Statute of Limitations
The court's reasoning primarily focused on the issue of statutes of limitation, asserting that Durbin's claims were time-barred. The court indicated that a cause of action generally accrues when the wrongful act occurs or when the plaintiff should reasonably know of the facts essential to the claim. In this case, the loans were issued in 1990, 1992, and 1997, which were well before Durbin filed her lawsuit in 2012. The court noted that even if Durbin attempted to apply the discovery rule, she had received sufficient information regarding the loans long before 2011 to suspect that something was amiss. The court emphasized that the time elapsed and the lack of timely action by Durbin indicated that her claims were stale and should not proceed.
Accrual of Claims
The court also analyzed when Durbin's claims accrued, determining that they arose at the time the loans were issued, not at the time of Hartford's refusal to repay them. The court referenced the "primary rights doctrine," which suggests that the essence of a cause of action lies in the invasion of a plaintiff's primary right. Thus, the harm Durbin suffered occurred when the loans were issued without her authorization, and any subsequent refusal by Hartford to repay the loans was merely an additional harm stemming from that original breach. The court concluded that if the statute of limitations barred the initial claims related to the issuance of the loans, any later claims regarding Hartford’s refusal to repay were also barred.
Breach of Contract and Good Faith
In assessing Durbin's breach of contract claim, the court found that Hartford had no obligation to repay the loans because the claims were time-barred. Durbin argued that Hartford breached the contract by reducing the value of her policy; however, the court maintained that any claim based on unauthorized loans was already barred by the statute of limitations. Furthermore, even if the court considered Hartford’s withdrawal of the repayment offer as a separate breach, it would still be invalid since Hartford was under no obligation to repay a time-barred claim. The court similarly applied this reasoning to Durbin's claim for breach of the implied covenant of good faith and fair dealing, asserting that Hartford's actions did not constitute a breach since the underlying claims were stale.

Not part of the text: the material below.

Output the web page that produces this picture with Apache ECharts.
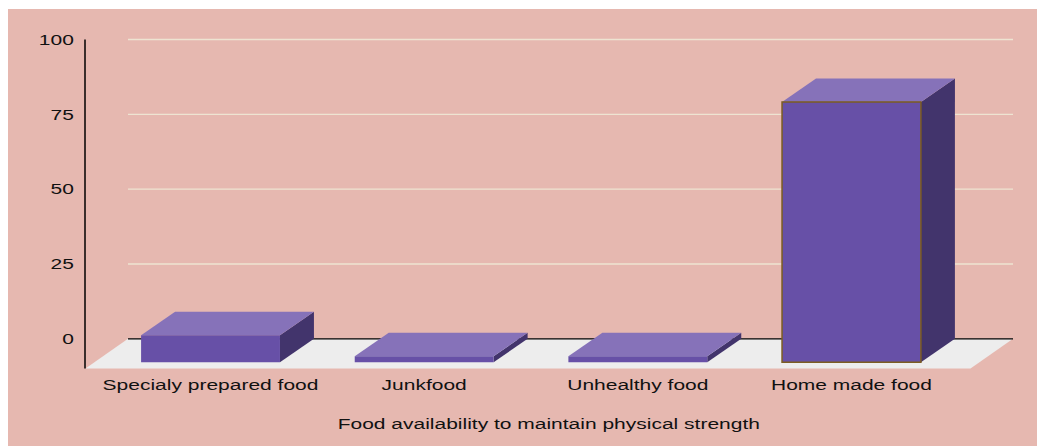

Financial Elder Abuse Claim
The court also addressed Durbin's financial elder abuse claim, concluding that it was similarly barred by the statutes of limitation. Durbin posited that the claim did not accrue until Hartford's offer to repay Loan 3 in 2011 and its refusal to repay Loans 1 and 2. However, the court clarified that financial elder abuse claims must be based on actions that occurred when the loans were issued. The court rejected the notion that Hartford’s later actions constituted a wrongful retention of property, emphasizing that Hartford had no obligation to repay the loans due to the statute of limitations. The court highlighted that allowing such a theory would undermine the purpose of statutes of limitation, which aim to prevent stale claims and protect defendants from claims based on long-lost evidence.